PROBLEM TO WORK ON:
Set aside the pictures and output only the lines from the one containing "Convert this diagram to TikZ code." up to and including the one containing "-155pt of language]".

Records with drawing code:
** start **

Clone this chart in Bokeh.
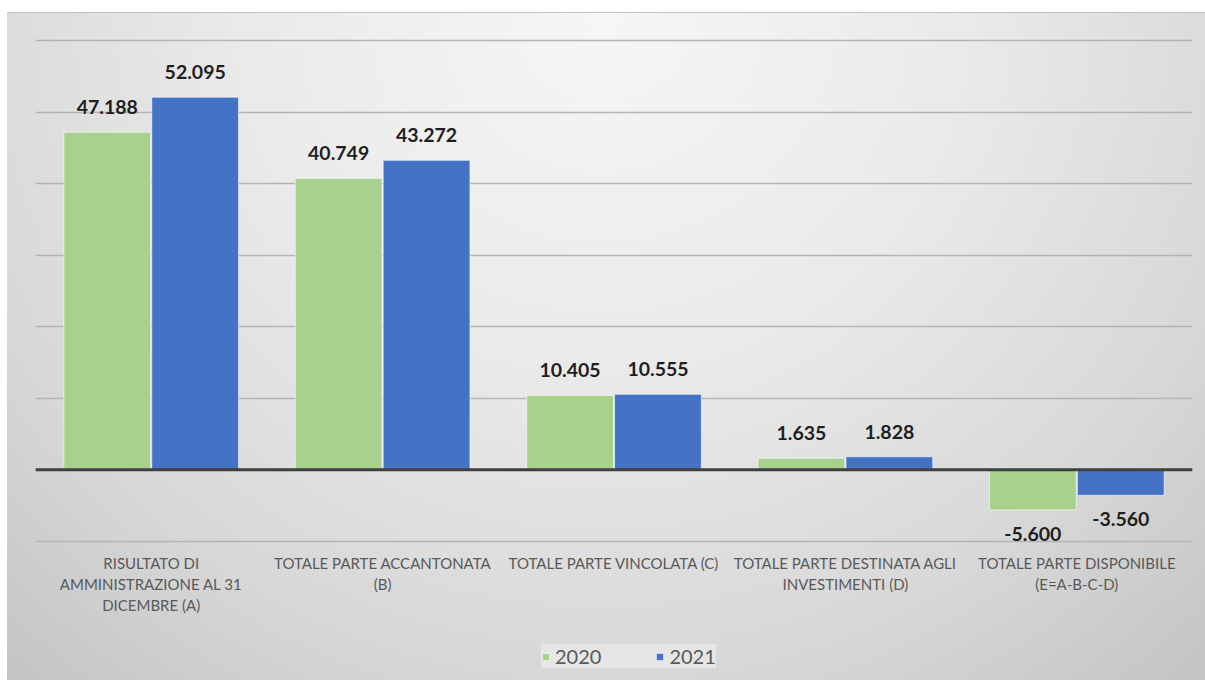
from bokeh.plotting import figure
from bokeh.models import Range1d, FactorRange, Span, Legend, LegendItem, ColumnDataSource, FixedTicker
from bokeh.transform import dodge
from bokeh.core.properties import value
from bokeh.embed import file_html
from bokeh.resources import INLINE

# ---- data ----
categories = [
    "RISULTATO DI\nAMMINISTRAZIONE AL 31\nDICEMBRE (A)",
    "TOTALE PARTE ACCANTONATA\n(B)",
    "TOTALE PARTE VINCOLATA (C)",
    "TOTALE PARTE DESTINATA AGLI\nINVESTIMENTI (D)",
    "TOTALE PARTE DISPONIBILE\n(E=A-B-C-D)",
]
series_names = ["2020", "2021"]
values_2020 = [47188, 40749, 10405, 1635, -5600]
values_2021 = [52095, 43272, 10555, 1828, -3560]
y_ticks = [-10000, 0, 10000, 20000, 30000, 40000, 50000, 60000]

colors = ["#a9d18e", "#4472c4"]
offsets = [-0.19, 0.19]


def fmt(v):
    return f"{v:,}".replace(",", ".")


# the frame extends down to the bottom so that category labels and legend live inside it
p = figure(
    width=1205, height=680,
    x_range=FactorRange(*categories, range_padding=0),
    y_range=Range1d(-29450, y_ticks[-1] + 300),
    output_backend="svg", toolbar_location=None,
    x_axis_location=None, y_axis_location=None,
    min_border_left=35, min_border_right=13, min_border_top=38, min_border_bottom=0,
)
p.background_fill_alpha = 0
p.border_fill_alpha = 0
p.outline_line_color = None
p.styles = {
    "background": (
        "linear-gradient(#ffffff,#ffffff) 0 0 / 100% 12px no-repeat, "
        "linear-gradient(#ffffff,#ffffff) 0 0 / 7px 100% no-repeat, "
        "linear-gradient(#c0c0c0,#c0c0c0) 0 12px / 100% 1px no-repeat, "
        "radial-gradient(ellipse 75% 130% at 50% 2%, #f6f6f6 0%, #eaeaea 40%, #d7d7d7 75%, #c4c4c4 100%)"
    )
}

p.xgrid.visible = False
p.ygrid.ticker = FixedTicker(ticks=y_ticks)
p.ygrid.grid_line_color = "#b4b4b4"
p.ygrid.grid_line_width = 1.5

# category labels under the lowest gridline
lab_src = ColumnDataSource(dict(cat=categories, y=[y_ticks[0]] * len(categories)))
p.text(x="cat", y="y", text="cat", source=lab_src, text_align="center", text_baseline="top",
       y_offset=13, text_font=value("Lato"), text_font_size="15px", text_color="#595959",
       text_line_height=1.15)

renderers = []
for name, vals, col, off in zip(series_names, [values_2020, values_2021], colors, offsets):
    src = ColumnDataSource(dict(cat=categories, val=vals))
    r = p.vbar(x=dodge("cat", off, range=p.x_range), top="val", bottom=0, width=0.375,
               source=src, fill_color=col, line_color="white", line_alpha=0.6, line_width=1)
    renderers.append(r)
    pos = ColumnDataSource(dict(cat=[c for c, v in zip(categories, vals) if v >= 0],
                                val=[v for v in vals if v >= 0],
                                txt=[fmt(v) for v in vals if v >= 0]))
    neg = ColumnDataSource(dict(cat=[c for c, v in zip(categories, vals) if v < 0],
                                val=[v for v in vals if v < 0],
                                txt=[fmt(v) for v in vals if v < 0]))
    for s, yo in [(pos, -25), (neg, 24)]:
        p.text(x=dodge("cat", off, range=p.x_range), y="val", text="txt", source=s,
               text_align="center", text_baseline="alphabetic", y_offset=yo,
               text_font=value("Lato"), text_font_style="bold", text_font_size="19.5px",
               text_color="#1f1f1f")

p.add_layout(Span(location=0, dimension="width", line_color="#404040", line_width=3))

legend = Legend(
    items=[LegendItem(label=n, renderers=[r]) for n, r in zip(series_names, renderers)],
    orientation="horizontal", location=(506, 12), margin=0,
    glyph_width=9, glyph_height=9, label_height=19, label_standoff=5, spacing=54, padding=10,
    label_text_font="Lato", label_text_font_size="20px", label_text_color="#595959",
    background_fill_color="#e6e6e6", background_fill_alpha=1.0, border_line_color=None,
)
p.add_layout(legend)

open("out.html", "w").write(file_html(p, INLINE))
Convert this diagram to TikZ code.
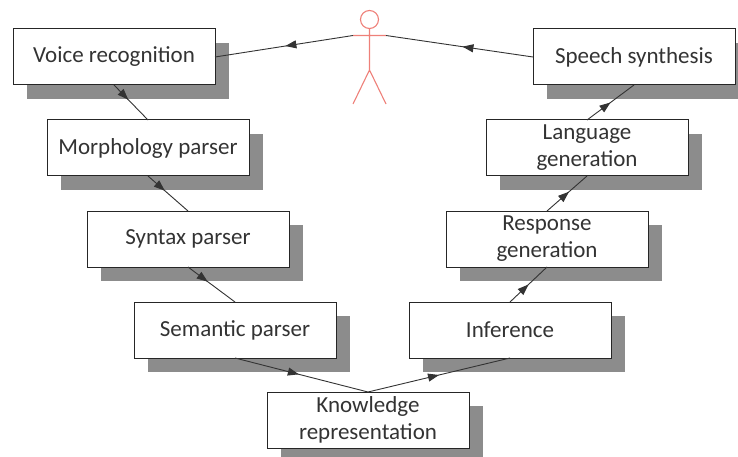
\documentclass[tikz,border=0pt]{standalone}
\usepackage{fontspec}
\setmainfont{Carlito}
\usetikzlibrary{positioning,arrows.meta,shadows,decorations.markings}
\definecolor{shadowgray}{HTML}{8C8C8C}
\definecolor{figurered}{HTML}{EE8079}
\definecolor{textgray}{HTML}{333333}
\tikzset{
	x=1pt, y=1pt,
	stagebox/.style={draw=black!85, line width=1pt, fill=white, text=textgray, font=\fontsize{23}{27}\selectfont, align=center, minimum width=202pt, minimum height=56pt, inner sep=0pt, outer sep=0pt, general shadow={fill=shadowgray, shadow xshift=14pt, shadow yshift=-14pt}}, % every box with its gray offset
	flow/.style={draw=black!80, line width=0.9pt, decoration={markings, mark=at position #1 with {\arrow{Triangle[length=11pt,width=8pt]}}}, postaction={decorate}}, % arrow head in mid line
	flow/.default=0.5,
	figureline/.style={draw=figurered, line width=1.1pt},
}
\begin{document}
\begin{tikzpicture}
	\useasboundingbox (0,0) rectangle (738,-457);
	\node[stagebox] (voice) at (114,-57) {Voice recognition};
	\node[stagebox,below right=35pt and -168pt of voice] (morph) {Morphology parser};
	\node[stagebox,below right=35pt and -162pt of morph] (syntax) {Syntax parser};
	\node[stagebox,below right=35pt and -155pt of syntax] (semantic) {Semantic parser};
	\node[stagebox,below right=34pt and -69pt of semantic] (knowledge) {Knowledge\\representation};
	\node[stagebox,right=73pt of semantic] (inference) {Inference};
	\node[stagebox,above right=35pt and -165pt of inference] (response) {Response\\generation};
	\node[stagebox,above right=35pt and -162pt of response] (language) {Language\\generation};
	\node[stagebox,above right=35pt and -155pt of language] (speech) {Speech synthesis};

	% the figure on top
	\node[circle,figureline,minimum size=18pt,inner sep=0pt,outer sep=0pt] (head) at (369.5,-19.5) {};
	\coordinate[below=7pt of head] (neck);
	\coordinate[below=41.5pt of head.south] (hip);
	\coordinate[left=16.5pt of neck] (handl);
	\coordinate[right=16.5pt of neck] (handr);
	\coordinate[below left=34pt and 16.5pt of hip] (footl);
	\coordinate[below right=34pt and 16.5pt of hip] (footr);
	\draw[figureline] (head.south) -- (hip) (handl) -- (handr) (footl) -- (hip) -- (footr);

	\draw[flow=0.48] (speech.west) -- (handr);
	\draw[flow=0.49] (handl) -- (voice.east);
	\draw[flow=0.42] (voice.south) -- (morph.north);
	\draw[flow=0.42] (morph.south) -- (syntax.north);
	\draw[flow=0.42] (syntax.south) -- (semantic.north);
	\draw[flow=0.48] (semantic.south) -- (knowledge.north);
	\draw[flow=0.5] (knowledge.north) -- (inference.south);
	\draw[flow=0.5] (inference.north) -- (response.south);
	\draw[flow=0.55] (response.north) -- (language.south);
	\draw[flow=0.5] (language.north) -- (speech.south);
\end{tikzpicture}
\end{document}
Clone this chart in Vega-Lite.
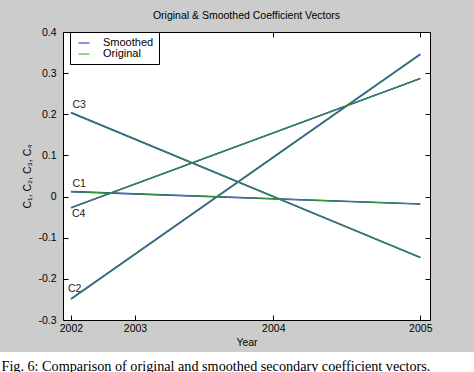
{
  "$schema": "https://vega.github.io/schema/vega-lite/v6.json",
  "background": "#cccccc",
  "padding": {"left": 0, "top": 10, "right": 0, "bottom": 0},
  "autosize": {"type": "pad"},
  "bounds": "flush",
  "center": true,
  "spacing": 32,
  "config": {
    "font": "Liberation Sans",
    "axis": {
      "domain": false,
      "grid": false,
      "tickColor": "black",
      "tickSize": -5,
      "labelColor": "black",
      "labelFont": "Liberation Sans",
      "labelFontSize": 10.5,
      "titleFont": "Liberation Sans",
      "titleFontSize": 10.5,
      "titleFontWeight": "normal",
      "titleColor": "black"
    },
    "title": {"font": "Liberation Sans", "fontSize": 10.5, "fontWeight": "normal", "color": "black", "offset": 6},
    "legend": {
      "orient": "none",
      "legendX": 70,
      "legendY": 0,
      "strokeColor": "black",
      "fillColor": "white",
      "padding": 5,
      "symbolType": "stroke",
      "symbolSize": 121,
      "symbolStrokeWidth": 1,
      "symbolOffset": 3,
      "labelFont": "Liberation Sans",
      "labelFontSize": 11,
      "labelColor": "black",
      "labelOffset": 13,
      "rowPadding": 0,
      "cornerRadius": 0
    }
  },
  "vconcat": [
    {
      "width": 367,
      "height": 288,
      "title": "Original & Smoothed Coefficient Vectors",
      "view": {"fill": "white", "stroke": "black", "strokeWidth": 1},
      "data": {
        "values": [
          {"coef": "C1", "series": "Smoothed", "step": 0, "value": 0.012},
          {"coef": "C1", "series": "Smoothed", "step": 36, "value": -0.018},
          {"coef": "C2", "series": "Smoothed", "step": 0, "value": -0.249},
          {"coef": "C2", "series": "Smoothed", "step": 36, "value": 0.346},
          {"coef": "C3", "series": "Smoothed", "step": 0, "value": 0.204},
          {"coef": "C3", "series": "Smoothed", "step": 36, "value": -0.148},
          {"coef": "C4", "series": "Smoothed", "step": 0, "value": -0.027},
          {"coef": "C4", "series": "Smoothed", "step": 36, "value": 0.287},
          {"coef": "C1", "series": "Original", "step": 0, "value": 0.012},
          {"coef": "C1", "series": "Original", "step": 36, "value": -0.018},
          {"coef": "C2", "series": "Original", "step": 0, "value": -0.249},
          {"coef": "C2", "series": "Original", "step": 36, "value": 0.346},
          {"coef": "C3", "series": "Original", "step": 0, "value": 0.204},
          {"coef": "C3", "series": "Original", "step": 36, "value": -0.148},
          {"coef": "C4", "series": "Original", "step": 0, "value": -0.027},
          {"coef": "C4", "series": "Original", "step": 36, "value": 0.287}
        ]
      },
      "layer": [
        {
          "transform": [{"filter": "datum.series === 'Smoothed'"}],
          "mark": {"type": "line", "strokeWidth": 1.7},
          "encoding": {
            "x": {
              "field": "step", "type": "quantitative",
              "scale": {"domain": [-0.82, 37.0], "nice": false, "zero": false},
              "axis": {
                "orient": "bottom", "title": "Year",
                "values": [0, 6.6, 20.85, 36],
                "labelExpr": "datum.value == 0 ? '2002' : datum.value < 10 ? '2003' : datum.value < 30 ? '2004' : '2005'",
                "labelPadding": 8, "titlePadding": 4
              }
            },
            "y": {
              "field": "value", "type": "quantitative",
              "scale": {"domain": [-0.3, 0.4], "nice": false, "zero": false},
              "axis": {
                "orient": "left", "title": "C₁, C₂, C₃, C₄",
                "values": [-0.3, -0.2, -0.1, 0, 0.1, 0.2, 0.3, 0.4],
                "labelExpr": "'' + datum.value",
                "labelPadding": 12, "titlePadding": 5
              }
            },
            "color": {
              "field": "series", "type": "nominal",
              "scale": {"domain": ["Smoothed", "Original"], "range": ["#1c2fa8", "#33a033"]},
              "legend": {"title": null}
            },
            "detail": {"field": "coef"}
          }
        },
        {
          "transform": [{"filter": "datum.series === 'Original'"}],
          "mark": {"type": "line", "strokeWidth": 1},
          "encoding": {
            "x": {
              "field": "step", "type": "quantitative",
              "axis": {"orient": "top", "title": null, "labels": false, "values": [0, 6.6, 20.85, 36]}
            },
            "y": {
              "field": "value", "type": "quantitative",
              "axis": {"orient": "right", "title": null, "labels": false, "values": [-0.3, -0.2, -0.1, 0, 0.1, 0.2, 0.3, 0.4]}
            },
            "color": {"field": "series", "type": "nominal", "legend": {"title": null}},
            "detail": {"field": "coef"}
          }
        },
        {
          "transform": [{"filter": "datum.series === 'Original' && datum.step === 0 && (datum.coef === 'C1' || datum.coef === 'C3')"}],
          "mark": {"type": "text", "align": "left", "baseline": "alphabetic", "dx": 1.5, "dy": -4.5, "font": "Liberation Sans", "fontSize": 10.5, "color": "#222222"},
          "encoding": {
            "x": {"field": "step", "type": "quantitative", "axis": null},
            "y": {"field": "value", "type": "quantitative", "axis": null},
            "text": {"field": "coef"}
          }
        },
        {
          "transform": [{"filter": "datum.series === 'Original' && datum.step === 0 && datum.coef === 'C2'"}],
          "mark": {"type": "text", "align": "left", "baseline": "alphabetic", "dx": -3, "dy": -7, "font": "Liberation Sans", "fontSize": 10.5, "color": "#222222"},
          "encoding": {
            "x": {"field": "step", "type": "quantitative", "axis": null},
            "y": {"field": "value", "type": "quantitative", "axis": null},
            "text": {"field": "coef"}
          }
        },
        {
          "transform": [{"filter": "datum.series === 'Original' && datum.step === 0 && datum.coef === 'C4'"}],
          "mark": {"type": "text", "align": "left", "baseline": "top", "dx": 1, "dy": 1.5, "font": "Liberation Sans", "fontSize": 10.5, "color": "#222222"},
          "encoding": {
            "x": {"field": "step", "type": "quantitative", "axis": null},
            "y": {"field": "value", "type": "quantitative", "axis": null},
            "text": {"field": "coef"}
          }
        }
      ],
      "resolve": {"axis": {"x": "independent", "y": "independent"}}
    },
    {
      "width": 493,
      "height": 24,
      "view": {"fill": "white", "stroke": null},
      "data": {"values": [{"caption": "Fig.  6: Comparison of original and smoothed secondary coefficient vectors."}]},
      "mark": {"type": "text", "align": "left", "baseline": "alphabetic", "dx": -245, "dy": 6.5, "font": "Liberation Serif", "fontSize": 14.2, "color": "black"},
      "encoding": {"text": {"field": "caption"}}
    }
  ]
}
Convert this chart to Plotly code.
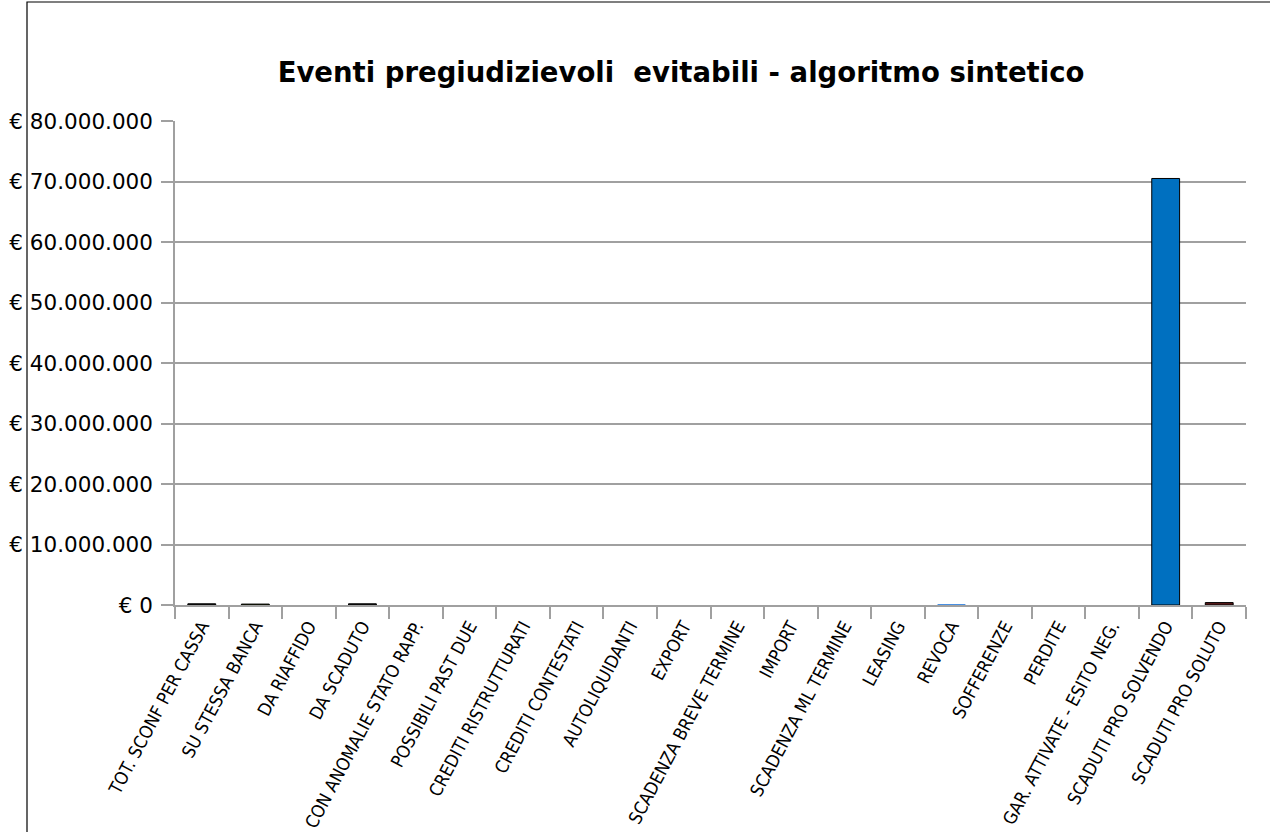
import plotly.graph_objects as go

categories = [
    "TOT. SCONF PER CASSA", "SU STESSA BANCA", "DA RIAFFIDO", "DA SCADUTO",
    "CON ANOMALIE STATO RAPP.", "POSSIBILI PAST DUE", "CREDITI RISTRUTTURATI",
    "CREDITI CONTESTATI", "AUTOLIQUIDANTI", "EXPORT", "SCADENZA BREVE TERMINE",
    "IMPORT", "SCADENZA ML TERMINE", "LEASING", "REVOCA", "SOFFERENZE", "PERDITE",
    "GAR. ATTIVATE - ESITO NEG.", "SCADUTI PRO SOLVENDO", "SCADUTI PRO SOLUTO",
]
values = [
    200000, 150000, 0, 200000, 0, 0, 0, 0, 0, 0, 0, 0, 0, 0, 100000, 0, 0, 0,
    70500000, 400000,
]
bar_colors = [
    "#1a1a1a", "#314004", "#aecf00", "#1a1a1a", "#ff950e", "#c5000b", "#0084d1",
    "#004586", "#ff420e", "#ffd320", "#579d1c", "#7e0021", "#83caff", "#4b1f6f",
    "#4a90e2", "#314004", "#aecf00", "#ff950e", "#0070c0", "#5a1a1a",
]
y_tick_vals = [0, 10000000, 20000000, 30000000, 40000000, 50000000, 60000000, 70000000, 80000000]
y_tick_text = ["€ 0", "€ 10.000.000", "€ 20.000.000", "€ 30.000.000", "€ 40.000.000",
               "€ 50.000.000", "€ 60.000.000", "€ 70.000.000", "€ 80.000.000"]
title_text = "Eventi pregiudizievoli\u00a0 evitabili - algoritmo sintetico"

outline_widths = [1 if (v > 0 and c != "#4a90e2") else 0 for v, c in zip(values, bar_colors)]

fig = go.Figure(go.Bar(
    x=categories, y=values,
    marker=dict(color=bar_colors, line=dict(color="#000000", width=outline_widths)),
    width=0.52,
))

L, R, T, B = 175, 24, 121, 227
W, H = 1270 - L - R, 832 - T - B

fig.update_layout(
    width=1270, height=832,
    margin=dict(l=L, r=R, t=T, b=B, pad=0, autoexpand=False),
    paper_bgcolor="white", plot_bgcolor="white",
    showlegend=False,
    font=dict(family="DejaVu Sans", color="#000000"),
    title=dict(text=title_text, x=681 / 1270, xanchor="center",
               y=1 - 72 / 832, yanchor="middle",
               font=dict(family="DejaVu Sans", size=27.5, color="#000000", weight="bold")),
    xaxis=dict(
        type="category", showgrid=False, showline=True, linecolor="#a0a0a0", linewidth=1.5,
        ticks="outside", tickson="boundaries", ticklen=12, tickcolor="#a0a0a0", tickwidth=1.5,
        tickangle=-62, tickfont=dict(family="DejaVu Sans Condensed, DejaVu Sans", size=18),
        ticklabelstandoff=2, automargin=False,
        range=[-0.5, len(categories) - 0.5],
    ),
    yaxis=dict(
        range=[0, 80000000], tickvals=y_tick_vals, ticktext=y_tick_text,
        showgrid=True, gridcolor="#a0a0a0", gridwidth=1.5,
        showline=True, linecolor="#a0a0a0", linewidth=1.5,
        ticks="outside", ticklen=12, tickcolor="#a0a0a0", tickwidth=1.5,
        tickfont=dict(family="DejaVu Sans", size=21.5),
        ticklabelstandoff=4, automargin=False,
        zeroline=False,
    ),
    shapes=[dict(
        type="rect", xref="paper", yref="paper",
        x0=(27 - L) / W, x1=(1272 - L) / W,
        y0=(605 - 834) / H, y1=(605 - 2) / H,
        line=dict(color="#000000", width=1.2), fillcolor="rgba(0,0,0,0)",
        layer="above",
    )],
)

fig.write_html("out.html")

** end **

SOLUTION:
Convert this diagram to TikZ code.
\documentclass[tikz,border=0pt]{standalone}
\usepackage{fontspec}
\setmainfont{Carlito}
\usetikzlibrary{positioning,arrows.meta,shadows,decorations.markings}
\definecolor{shadowgray}{HTML}{8C8C8C}
\definecolor{figurered}{HTML}{EE8079}
\definecolor{textgray}{HTML}{333333}
\tikzset{
	x=1pt, y=1pt,
	stagebox/.style={draw=black!85, line width=1pt, fill=white, text=textgray, font=\fontsize{23}{27}\selectfont, align=center, minimum width=202pt, minimum height=56pt, inner sep=0pt, outer sep=0pt, general shadow={fill=shadowgray, shadow xshift=14pt, shadow yshift=-14pt}}, % every box with its gray offset
	flow/.style={draw=black!80, line width=0.9pt, decoration={markings, mark=at position #1 with {\arrow{Triangle[length=11pt,width=8pt]}}}, postaction={decorate}}, % arrow head in mid line
	flow/.default=0.5,
	figureline/.style={draw=figurered, line width=1.1pt},
}
\begin{document}
\begin{tikzpicture}
	\useasboundingbox (0,0) rectangle (738,-457);
	\node[stagebox] (voice) at (114,-57) {Voice recognition};
	\node[stagebox,below right=35pt and -168pt of voice] (morph) {Morphology parser};
	\node[stagebox,below right=35pt and -162pt of morph] (syntax) {Syntax parser};
	\node[stagebox,below right=35pt and -155pt of syntax] (semantic) {Semantic parser};
	\node[stagebox,below right=34pt and -69pt of semantic] (knowledge) {Knowledge\\representation};
	\node[stagebox,right=73pt of semantic] (inference) {Inference};
	\node[stagebox,above right=35pt and -165pt of inference] (response) {Response\\generation};
	\node[stagebox,above right=35pt and -162pt of response] (language) {Language\\generation};
	\node[stagebox,above right=35pt and -155pt of language] (speech) {Speech synthesis};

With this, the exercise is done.